Prostitution is not mentioned in any law texts in Sweden in the middle ages, and was thus not formally a crime. However, under the influence of the church, sexual acts outside of marriage was criminalized for both sexes, which also affected prostitutes. The normal punishment for illegal sexual relations was fines or, if the accused was unable to pay them, pillorying, whipping or other disciplinarian physical punishments within the Kyrkoplikt. The law and procedure was the same in the question of actual prostitution: When the activity of Sara Simonsdotter was exposed in the capital in 1618, revealing her brothel with clients in high circles, she, her staff, and clients were sentenced to various forms of fines, pillorying, and physical punishments for fornication.
The earliest law to explicitly ban prostitution was in the Civil Code of 1734, where procuring and brothels was banned and punished with imprisonment, whipping and forced labor, and prostitution at a brothel with forced labor.
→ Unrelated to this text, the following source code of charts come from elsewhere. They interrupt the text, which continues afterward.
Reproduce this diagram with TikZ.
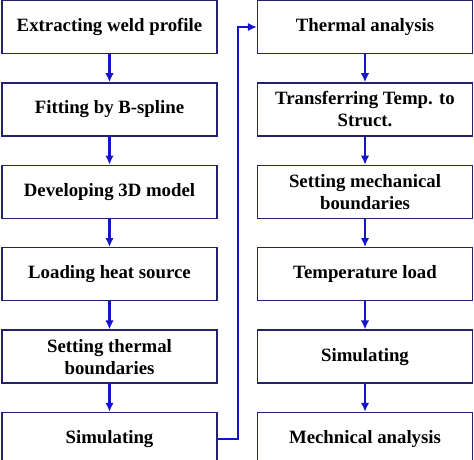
\documentclass[tikz,border=0pt]{standalone}
\usepackage{fontspec}
\setmainfont{Liberation Serif}
\usepackage{tikz}
\usetikzlibrary{positioning,arrows.meta}
\definecolor{boxline}{HTML}{22226E}
\definecolor{flowblue}{HTML}{1414C8}
\tikzset {
    style A/.style={
        draw=boxline,
        line width=1.4pt,
        fill=white,
        rectangle, % Set the shape as a rectangle
        minimum width=215pt,
        minimum height=53pt,
        inner sep=2pt,
        align=center,
        font=\fontsize{18.8}{22}\selectfont\bfseries,
    },
    flow/.style={
        draw=flowblue,
        line width=2.2pt,
        ->,
    },
}
\begin{document}
\begin{tikzpicture}
        [>={Latex[length=9pt,width=8.5pt]}, every node/.style={style A}]
        \useasboundingbox (0,0) rectangle (474pt,-459pt);

        % left column
        \node (extract) at (109.5pt,-27pt) {Extracting weld profile};
        \node[below=28pt of extract] (fit) {Fitting by B-spline};
        \node[below=28pt of fit] (model) {Developing 3D model};
        \node[below=28pt of model] (heat) {Loading heat source};
        \node[below=28pt of heat] (thbound) {Setting thermal\\boundaries};
        \node[below=28pt of thbound] (simL) {Simulating};

        % right column
        \node (thermal) at (365pt,-27pt) {Thermal analysis};
        \node[below=28pt of thermal] (transfer) {Transferring Temp. to\\Struct.};
        \node[below=28pt of transfer] (mechbound) {Setting mechanical\\boundaries};
        \node[below=28pt of mechbound] (tload) {Temperature load};
        \node[below=28pt of tload] (simR) {Simulating};
        \node[below=28pt of simR] (mech) {Mechnical analysis};

        \draw[flow] (extract) -- (fit);
        \draw[flow] (fit)     -- (model);
        \draw[flow] (model)   -- (heat);
        \draw[flow] (heat)    -- (thbound);
        \draw[flow] (thbound) -- (simL);
        \draw[flow] (simL.east) -- ++(20pt,0) |- (thermal.west);
        \draw[flow] (thermal)   -- (transfer);
        \draw[flow] (transfer)  -- (mechbound);
        \draw[flow] (mechbound) -- (tload);
        \draw[flow] (tload)     -- (simR);
        \draw[flow] (simR)      -- (mech);
\end{tikzpicture}
\end{document}
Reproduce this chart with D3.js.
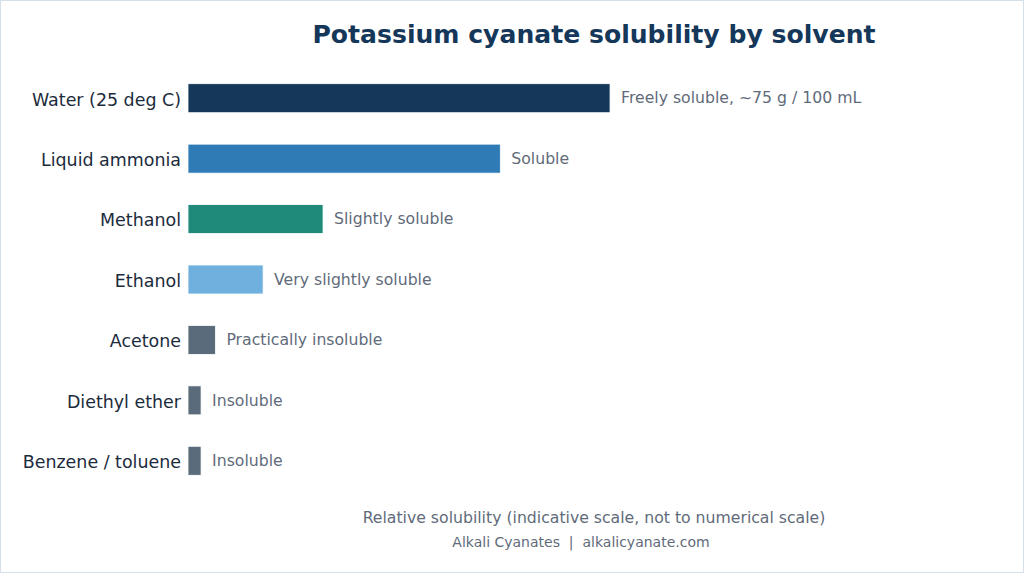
<!DOCTYPE html>
<html>
  <head>
    <meta charset="utf-8" />
    <script src="https://cdn.jsdelivr.net/npm/d3@7"></script>
    <style>
      body {
        margin: 0;
        background: #ffffff;
      }
      svg {
        display: block;
        font-family: "DejaVu Sans", sans-serif;
      }
    </style>
  </head>
  <body>
    <svg id="chart" width="1024" height="573"></svg>
    <script>
      // data, top to bottom
      const solvents = [
        "Water (25 deg C)",
        "Liquid ammonia",
        "Methanol",
        "Ethanol",
        "Acetone",
        "Diethyl ether",
        "Benzene / toluene",
      ];
      const relSolubility = [100, 74, 32, 17.8, 6.5, 3.1, 3.1];
      const notes = [
        "Freely soluble, ~75 g / 100 mL",
        "Soluble",
        "Slightly soluble",
        "Very slightly soluble",
        "Practically insoluble",
        "Insoluble",
        "Insoluble",
      ];
      const barColors = ["#14375a", "#2e7bb5", "#1f8a7a", "#70b0de", "#5a6b7b", "#5a6b7b", "#5a6b7b"];

      const W = 1024, H = 573;
      const plot = { left: 188, right: 1000, top: 68, bottom: 491 };

      const svg = d3.select("#chart");

      // outer frame
      svg.append("rect")
        .attr("x", 0.5).attr("y", 0.5)
        .attr("width", W - 1).attr("height", H - 1)
        .attr("fill", "#ffffff")
        .attr("stroke", "#d5e0ea");

      const x = d3.scaleLinear().domain([0, 192.4]).range([plot.left, plot.right]);
      const y = d3.scaleBand().domain(solvents).range([plot.top, plot.bottom]).paddingInner(0.52).paddingOuter(0.26);

      const rows = solvents.map((s, i) => ({ s, v: relSolubility[i], note: notes[i], c: barColors[i] }));

      svg.append("g")
        .selectAll("rect")
        .data(rows)
        .join("rect")
        .attr("x", x(0))
        .attr("y", d => y(d.s))
        .attr("width", d => x(d.v) - x(0))
        .attr("height", y.bandwidth())
        .attr("fill", d => d.c)
        .attr("stroke", "#ffffff")
        .attr("stroke-width", 0.8);

      // category labels (axis without line / ticks)
      const yAxis = svg.append("g")
        .attr("transform", `translate(${plot.left},0)`)
        .call(d3.axisLeft(y).tickSize(0).tickPadding(7));
      yAxis.select(".domain").remove();
      yAxis.selectAll("text")
        .attr("font-family", "DejaVu Sans")
        .attr("font-size", 17.45)
        .attr("fill", "#1c2b3c")
        .attr("dy", "0.42em");

      // value notes
      svg.append("g")
        .selectAll("text")
        .data(rows)
        .join("text")
        .attr("x", d => x(d.v) + 11)
        .attr("y", d => y(d.s) + y.bandwidth() / 2)
        .attr("dy", "0.33em")
        .attr("font-size", 15.7)
        .attr("fill", "#5f6b7a")
        .text(d => d.note);

      const mid = (plot.left + plot.right) / 2;

      svg.append("text")
        .attr("x", mid).attr("y", 43)
        .attr("text-anchor", "middle")
        .attr("font-size", 25.1)
        .attr("font-weight", "bold")
        .attr("fill", "#14375a")
        .text("Potassium cyanate solubility by solvent");

      svg.append("text")
        .attr("x", mid).attr("y", 523)
        .attr("text-anchor", "middle")
        .attr("font-size", 15.7)
        .attr("fill", "#5f6b7a")
        .text("Relative solubility (indicative scale, not to numerical scale)");

      svg.append("text")
        .attr("x", 581).attr("y", 547)
        .attr("text-anchor", "middle")
        .attr("font-size", 14)
        .attr("fill", "#5f6b7a")
        .attr("xml:space", "preserve")
        .style("white-space", "pre")
        .text("Alkali Cyanates  |  alkalicyanate.com");
    </script>
  </body>
</html>
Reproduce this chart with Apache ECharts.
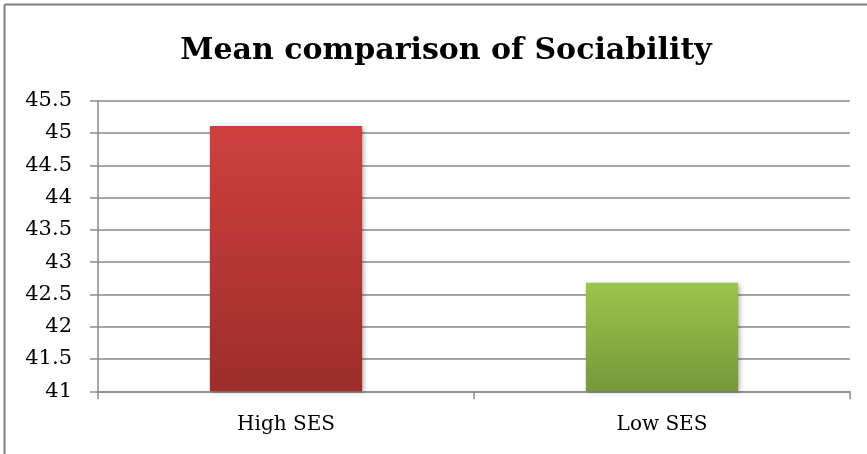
<!DOCTYPE html>
<html>
<head>
<meta charset="utf-8">
<script src="https://cdn.jsdelivr.net/npm/echarts@6/dist/echarts.min.js"></script>
<style>
  html, body { margin: 0; padding: 0; background: #fff; }
  #chart { width: 867px; height: 454px; }
</style>
</head>
<body>
<div id="chart"></div>
<script>
// Mean sociability scores by socio-economic status
const categories = ['High SES', 'Low SES'];
const meanValues = [45.11, 42.68];
const chartTitle = 'Mean comparison of Sociability';

const barColors = [
  ['#cf403d', '#9c2d2a'],
  ['#9cc54b', '#77973a']
];

const serif = '"DejaVu Serif", "Liberation Serif", serif';
const gridGray = '#8a8a8a';

const chart = echarts.init(document.getElementById('chart'), null, { renderer: 'canvas' });

chart.setOption({
  animation: false,
  backgroundColor: '#ffffff',
  title: {
    text: chartTitle,
    left: 441,
    textAlign: 'center',
    top: 31,
    textStyle: { fontFamily: serif, fontWeight: 'bold', fontSize: 30, color: '#000' }
  },
  graphic: [
    { type: 'line', shape: { x1: 4.5, y1: 4.5, x2: 867, y2: 4.5 }, style: { stroke: '#808080', lineWidth: 2 } },
    { type: 'line', shape: { x1: 4.5, y1: 4.5, x2: 4.5, y2: 454 }, style: { stroke: '#808080', lineWidth: 2 } }
  ],
  grid: { left: 98, right: 17, top: 100.7, bottom: 62.7 },
  xAxis: {
    type: 'category',
    data: categories,
    axisLine: { lineStyle: { color: gridGray, width: 1.5 } },
    axisTick: { show: true, length: 8, alignWithLabel: false, lineStyle: { color: gridGray, width: 1.5 } },
    axisLabel: { fontFamily: serif, fontSize: 20, color: '#000', margin: 23 }
  },
  yAxis: {
    type: 'value',
    min: 41,
    max: 45.5,
    interval: 0.5,
    axisLine: { show: true, lineStyle: { color: gridGray, width: 1.5 } },
    axisTick: { show: true, length: 8, lineStyle: { color: gridGray, width: 1.5 } },
    splitLine: { lineStyle: { color: gridGray, width: 1.5 } },
    axisLabel: { fontFamily: serif, fontSize: 21, color: '#000', margin: 26 }
  },
  series: [{
    type: 'bar',
    barWidth: '40.5%',
    data: meanValues.map((v, i) => ({
      value: v,
      itemStyle: {
        color: new echarts.graphic.LinearGradient(0, 0, 0, 1, [
          { offset: 0, color: barColors[i][0] },
          { offset: 1, color: barColors[i][1] }
        ]),
        shadowColor: 'rgba(0,0,0,0.35)',
        shadowBlur: 5,
        shadowOffsetX: 2,
        shadowOffsetY: 1
      }
    }))
  }]
});
</script>
</body>
</html>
From 1724 onward, unmarried women in Stockholm with no certification asserting that they were supported either by a legal profession, a personal fortune, or by a sponsor guaranteeing their economic support, could be arrested for vagrancy and placed at the Långholmens spinnhus to prevent them from supporting themselves "indecently", and this was a method frequently used toward prostitutes. There were women active as courtesans, who prostituted themselves to upper class clients, such as the famed courtesan Catharina Norman, called "The Swedish Ninon", who did not belong to a brothel but met her clients at the theater or Opera and received them in her own home or in theirs: this class of prostitutes were protected from the police either by a certificate of sponsorship given by a client, or by having another official legal profession, usually as an actress or singer.